“When it comes time to die, be not like those whose hearts are filled with the fear of death. Sing your death song, and die like a hero going home.” – Chief Aupumut (1725), Mohican.
My dear husband has worked it out, that is, why I occasionally re-blog or add interesting articles found on the internet, and then use them on my blog. I always state up front to you the reader to the original author if it is someone else. It is usually something I do (I say) when my brain won’t get off its butt and allow me to focus on my own blog, but I guess he was right when he said, it is probably because I am facing changes in my own world of dementia, or am wanting to crawl into the ‘oh so wonderful and oh so hard to crawl out of’ hole of denial. There are days when it is very challenging facing up to the changes of dementia, and the disabilities it ensures we have to manage. There is no reprieve from these changes, no balance; almost never any respite as there remains a grey cloud behind every denial bubble of what is ahead. My husband went home to be with his father as he died. He is peaceful now, and will not have to face up to his failing body any longer. It is a Blessing for him, and although we will miss him, we have felt for some time it was a cruel life for him, lacking in dignity and the will to live.
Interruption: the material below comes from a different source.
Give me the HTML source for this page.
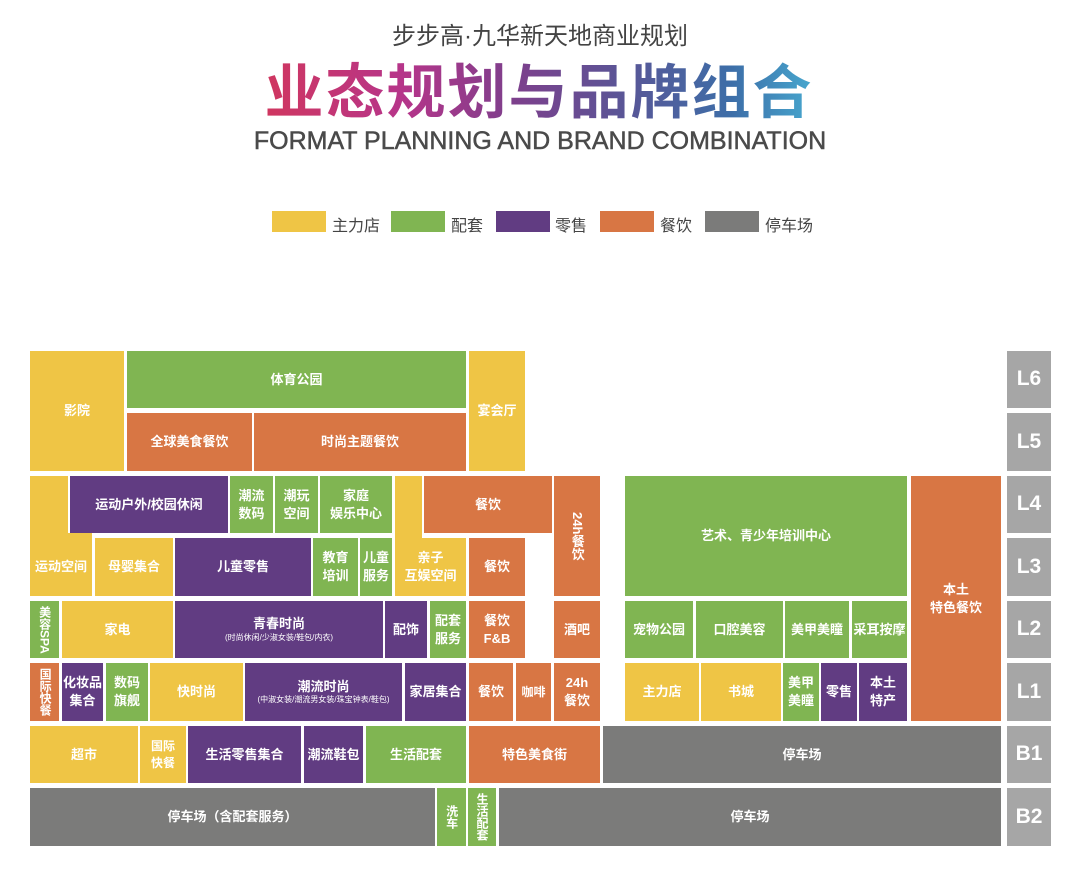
<!DOCTYPE html>
<html><head><meta charset="utf-8"><style>
html,body{margin:0;padding:0;background:#fff;width:1080px;height:874px;overflow:hidden;position:relative;font-family:"Liberation Sans","Noto Sans CJK SC",sans-serif}
.b{position:absolute;display:flex;align-items:center;justify-content:center;text-align:center;color:#fff;font-size:13px;line-height:1.35;font-weight:bold;box-sizing:border-box}
.y{background:#efc545}.g{background:#80b552}.p{background:#613c82}.o{background:#d87644}.k{background:#7b7b7a}.l{background:#a6a6a6;font-size:21px}
.v{writing-mode:vertical-rl}
.s{font-size:8px;font-weight:normal;display:block}
.t{position:absolute;left:0;width:1080px;text-align:center;white-space:nowrap}
.sw{position:absolute;top:211px;width:54px;height:21px}
.lt{position:absolute;top:212px;font-size:16px;color:#444}
</style></head><body>
<div class="t" style="top:16px;font-size:24px;color:#444">步步高·九华新天地商业规划</div>
<div class="t" style="top:58px;font-size:59px;line-height:70px;font-weight:bold;letter-spacing:2px;left:-1px"><span style="background:linear-gradient(90deg,#d0365f,#b6358a 25%,#7e3f8c 45%,#5a5596 65%,#3d6ea8 85%,#47a8cf);-webkit-background-clip:text;background-clip:text;color:transparent">业态规划与品牌组合</span></div>
<div class="t" style="top:126px;font-size:25px;line-height:30px;color:#4a4a4a;left:0px;-webkit-text-stroke:0.5px #4a4a4a">FORMAT PLANNING AND BRAND COMBINATION</div>

<div class="sw y" style="left:272px"></div><div class="lt" style="left:332px">主力店</div>
<div class="sw g" style="left:391px"></div><div class="lt" style="left:451px">配套</div>
<div class="sw p" style="left:496px"></div><div class="lt" style="left:555px">零售</div>
<div class="sw o" style="left:600px"></div><div class="lt" style="left:660px">餐饮</div>
<div class="sw k" style="left:705px"></div><div class="lt" style="left:765px">停车场</div>

<!-- L6/L5 -->
<div class="b y" style="left:30px;top:351px;width:94px;height:120px">影院</div>
<div class="b g" style="left:127px;top:351px;width:339px;height:57px">体育公园</div>
<div class="b o" style="left:127px;top:413px;width:125px;height:58px">全球美食餐饮</div>
<div class="b o" style="left:254px;top:413px;width:212px;height:58px">时尚主题餐饮</div>
<div class="b y" style="left:469px;top:351px;width:56px;height:120px">宴会厅</div>

<!-- L4/L3 -->
<div class="b y" style="left:30px;top:476px;width:38px;height:60px"></div>
<div class="b y" style="left:30px;top:533px;width:62px;height:63px;padding-top:5px">运动空间</div>
<div class="b p" style="left:70px;top:476px;width:158px;height:57px">运动户外/校园休闲</div>
<div class="b g" style="left:230px;top:476px;width:43px;height:57px">潮流<br>数码</div>
<div class="b g" style="left:275px;top:476px;width:43px;height:57px">潮玩<br>空间</div>
<div class="b g" style="left:320px;top:476px;width:72px;height:57px">家庭<br>娱乐中心</div>
<div class="b y" style="left:95px;top:538px;width:78px;height:58px">母婴集合</div>
<div class="b p" style="left:175px;top:538px;width:136px;height:58px">儿童零售</div>
<div class="b g" style="left:313px;top:538px;width:45px;height:58px">教育<br>培训</div>
<div class="b g" style="left:360px;top:538px;width:32px;height:58px">儿童<br>服务</div>
<div class="b y" style="left:395px;top:476px;width:27px;height:65px"></div>
<div class="b y" style="left:395px;top:538px;width:71px;height:58px">亲子<br>互娱空间</div>
<div class="b o" style="left:424px;top:476px;width:128px;height:57px">餐饮</div>
<div class="b o" style="left:469px;top:538px;width:56px;height:58px">餐饮</div>
<div class="b o v" style="left:554px;top:476px;width:46px;height:120px">24h餐饮</div>

<!-- L2 -->
<div class="b g v" style="left:30px;top:601px;width:29px;height:57px;font-size:12px">美容SPA</div>
<div class="b y" style="left:62px;top:601px;width:111px;height:57px">家电</div>
<div class="b p" style="left:175px;top:601px;width:208px;height:57px"><div>青春时尚<span class="s">(时尚休闲/少淑女装/鞋包/内衣)</span></div></div>
<div class="b p" style="left:385px;top:601px;width:42px;height:57px">配饰</div>
<div class="b g" style="left:430px;top:601px;width:36px;height:57px">配套<br>服务</div>
<div class="b o" style="left:469px;top:601px;width:56px;height:57px">餐饮<br>F&amp;B</div>
<div class="b o" style="left:554px;top:601px;width:46px;height:57px">酒吧</div>

<!-- L1 -->
<div class="b o v" style="left:30px;top:663px;width:29px;height:58px;font-size:12px;line-height:1.1">国际快餐</div>
<div class="b p" style="left:62px;top:663px;width:41px;height:58px">化妆品<br>集合</div>
<div class="b g" style="left:106px;top:663px;width:42px;height:58px">数码<br>旗舰</div>
<div class="b y" style="left:150px;top:663px;width:93px;height:58px">快时尚</div>
<div class="b p" style="left:245px;top:663px;width:157px;height:58px"><div>潮流时尚<span class="s">(中淑女装/潮流男女装/珠宝钟表/鞋包)</span></div></div>
<div class="b p" style="left:405px;top:663px;width:61px;height:58px">家居集合</div>
<div class="b o" style="left:469px;top:663px;width:44px;height:58px">餐饮</div>
<div class="b o" style="left:516px;top:663px;width:35px;height:58px;font-size:12px">咖啡</div>
<div class="b o" style="left:554px;top:663px;width:46px;height:58px">24h<br>餐饮</div>

<!-- B1 -->
<div class="b y" style="left:30px;top:726px;width:108px;height:57px">超市</div>
<div class="b y" style="left:140px;top:726px;width:46px;height:57px;font-size:12px">国际<br>快餐</div>
<div class="b p" style="left:188px;top:726px;width:113px;height:57px">生活零售集合</div>
<div class="b p" style="left:304px;top:726px;width:59px;height:57px">潮流鞋包</div>
<div class="b g" style="left:366px;top:726px;width:100px;height:57px">生活配套</div>
<div class="b o" style="left:469px;top:726px;width:131px;height:57px">特色美食街</div>
<div class="b k" style="left:603px;top:726px;width:398px;height:57px">停车场</div>

<!-- B2 -->
<div class="b k" style="left:30px;top:788px;width:405px;height:58px">停车场（含配套服务）</div>
<div class="b g v" style="left:437px;top:788px;width:29px;height:58px;font-size:12px">洗车</div>
<div class="b g v" style="left:468px;top:788px;width:28px;height:58px;font-size:12px;line-height:1">生活配套</div>
<div class="b k" style="left:499px;top:788px;width:502px;height:58px">停车场</div>

<!-- right -->
<div class="b g" style="left:625px;top:476px;width:282px;height:120px">艺术、青少年培训中心</div>
<div class="b o" style="left:911px;top:476px;width:90px;height:245px">本土<br>特色餐饮</div>
<div class="b g" style="left:625px;top:601px;width:68px;height:57px">宠物公园</div>
<div class="b g" style="left:696px;top:601px;width:87px;height:57px">口腔美容</div>
<div class="b g" style="left:785px;top:601px;width:64px;height:57px">美甲美瞳</div>
<div class="b g" style="left:852px;top:601px;width:55px;height:57px">采耳按摩</div>
<div class="b y" style="left:625px;top:663px;width:74px;height:58px">主力店</div>
<div class="b y" style="left:701px;top:663px;width:80px;height:58px">书城</div>
<div class="b g" style="left:783px;top:663px;width:36px;height:58px">美甲<br>美瞳</div>
<div class="b p" style="left:821px;top:663px;width:36px;height:58px">零售</div>
<div class="b p" style="left:859px;top:663px;width:48px;height:58px">本土<br>特产</div>

<!-- level labels -->
<div class="b l" style="left:1007px;top:351px;width:44px;height:57px">L6</div>
<div class="b l" style="left:1007px;top:413px;width:44px;height:58px">L5</div>
<div class="b l" style="left:1007px;top:476px;width:44px;height:57px">L4</div>
<div class="b l" style="left:1007px;top:538px;width:44px;height:58px">L3</div>
<div class="b l" style="left:1007px;top:601px;width:44px;height:57px">L2</div>
<div class="b l" style="left:1007px;top:663px;width:44px;height:58px">L1</div>
<div class="b l" style="left:1007px;top:726px;width:44px;height:57px">B1</div>
<div class="b l" style="left:1007px;top:788px;width:44px;height:58px">B2</div>
</body></html>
Dying is what is ahead of all of us, whether it is from dementia, cancer, another disease, or just an aging and failing body. Being born is a death sentence. Living well is optional though, and I believe we need to make a choice eventually to have a good time while we are alive, or we are dead anyway. A wonderful speaker in Wellington Dr David Spektor, a Clinical Psychologist in Australia gave a presentation called ‘Death anxiety and the alzheimerisation of aging’, which among other things, discussed the value (or not) of being diagnosed with dementia after the age of 85. He proposed at that age, where statistically 46% of people have Alzheimer’s disease or another dementia anyway, what is the point of diagnosing someone with dementia. At the age of 85 and beyond (and younger in my opinion), we are failing in all areas of our bodies; our eyesight, hearing, joints, skin organs, systems and virtually everything in our body is degenerating due to age and/or illness, so why wouldn’t it be ‘normal’ for our brain to be deteriorating. If I put my glasses on near a mirror, I can see it is happening already!! Maybe at the later stages of our lives we don’t need a diagnosis or label of disease at all, but to find ways to accommodate the changes instead.
In the hearts of those who loved him, Dad (my father in law), died a hero.